The hood design is now almost universal in American freight locomotives, with a distinctly narrow body surrounding the engine and other components and a walkway outside. However, with the advent of the "safety" cab for the driver, the wide part of the locomotive has gotten longer, and the ever-larger cooling apparatus has produced large "wings" on the latest versions.

by asdf on Sun Jul 5th, 2009 at 12:08:59 PM EST
What I meant as odd was what you didn't quote: a second hood closing the other end.
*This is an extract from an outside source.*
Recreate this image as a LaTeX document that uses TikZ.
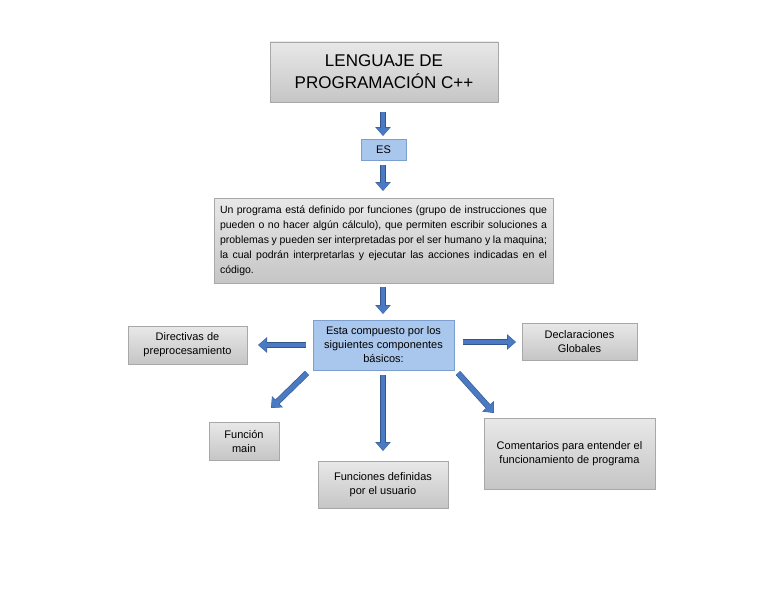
\documentclass[tikz,border=0pt]{standalone}
\usepackage{fontspec}
\setmainfont{Liberation Sans}
\usetikzlibrary{arrows.meta}
\definecolor{gbox}{HTML}{D0D0D0}
\definecolor{gedge}{HTML}{A8A8A8}
\definecolor{bbox}{HTML}{A9C6EC}
\definecolor{bedge}{HTML}{7C9FD0}
\definecolor{arr}{HTML}{4A7AC4}
\tikzset{x=1pt,y=-1pt,
 gray box/.style={draw=gedge,top color=gray!18,bottom color=gray!45,inner sep=0pt,align=center,font=\fontsize{11}{14}\selectfont},
 blue box/.style={draw=bedge,fill=bbox,inner sep=0pt,align=center,font=\fontsize{11}{14}\selectfont},
 blk/.style={draw=arr!70!black,line width=0.6pt,fill=arr},
}
\newcommand{\barrow}[4]{% x1 y1 x2 y2 : block arrow
 \begin{scope}
 \path (#1,#2) coordinate (s) (#3,#4) coordinate (e);
 \draw[line width=6pt,arr!70!black,-{Triangle[length=9pt,width=15pt]}] (s) -- (e);
 \draw[line width=4.8pt,arr,-{Triangle[length=8pt,width=13.4pt]},shorten >=0.5pt] (s) -- (e);
 \end{scope}}
\begin{document}
\begin{tikzpicture}
\useasboundingbox (0,0) rectangle (768,594);
\fill[white] (0,0) rectangle (768,594);
\node[gray box,minimum width=228pt,minimum height=60pt,font=\fontsize{17}{22}\selectfont] (t) at (384,72) {LENGUAJE DE\\PROGRAMACIÓN C++};
\node[blue box,minimum width=45pt,minimum height=21pt] (es) at (383.5,149.5) {ES};
\node[gray box,minimum width=339pt,minimum height=85pt,text width=327pt,align=justify,font=\fontsize{10.5}{15}\selectfont] (p) at (383.5,240.5) {Un programa está definido por funciones (grupo de instrucciones que pueden o no hacer algún cálculo), que permiten escribir soluciones a problemas y pueden ser interpretadas por el ser humano y la maquina; la cual podrán interpretarlas y ejecutar las acciones indicadas en el código.};
\node[blue box,minimum width=141pt,minimum height=50pt] (c) at (383.5,345) {Esta compuesto por los\\siguientes componentes\\básicos:};
\node[gray box,minimum width=119pt,minimum height=38pt] (d) at (187.5,345) {Directivas de\\preprocesamiento};
\node[gray box,minimum width=115pt,minimum height=37pt] (g) at (579.5,341.5) {Declaraciones\\Globales};
\node[gray box,minimum width=70pt,minimum height=38pt] (m) at (244,441) {Función\\main};
\node[gray box,minimum width=130pt,minimum height=47pt] (f) at (383,484.5) {Funciones definidas\\por el usuario};
\node[gray box,minimum width=171pt,minimum height=71pt] (k) at (569.5,453.5) {Comentarios para entender el\\funcionamiento de programa};
\barrow{383}{112}{383}{136}
\barrow{383}{165}{383}{191}
\barrow{383}{287}{383}{314}
\barrow{306}{345}{258}{345}
\barrow{463}{342}{516}{342}
\barrow{307}{373}{271}{408}
\barrow{383}{375}{383}{451}
\barrow{458}{373}{494}{413}
\end{tikzpicture}
\end{document}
Then again, I see the two coupled locos on the photo in your comment give the same look, in the end.

*Lunatic*, n.
One whose delusions are out of fashion.
by DoDo on Sun Jul 5th, 2009 at 03:23:30 PM EST
[ Parent ]
Interesting to think about how the big steam engines were driven from the rear for decades--only since diesels has it become mandatory that the engineer be able to see where he's going!
by asdf on Sun Jul 5th, 2009 at 05:21:04 PM EST
[ Parent ]
In Europe, there was an increase in maximum speeds in parallel; but, I suspect that simply a greater public attention to safety was the prime mover on both continents.

*Lunatic*, n.
One whose delusions are out of fashion.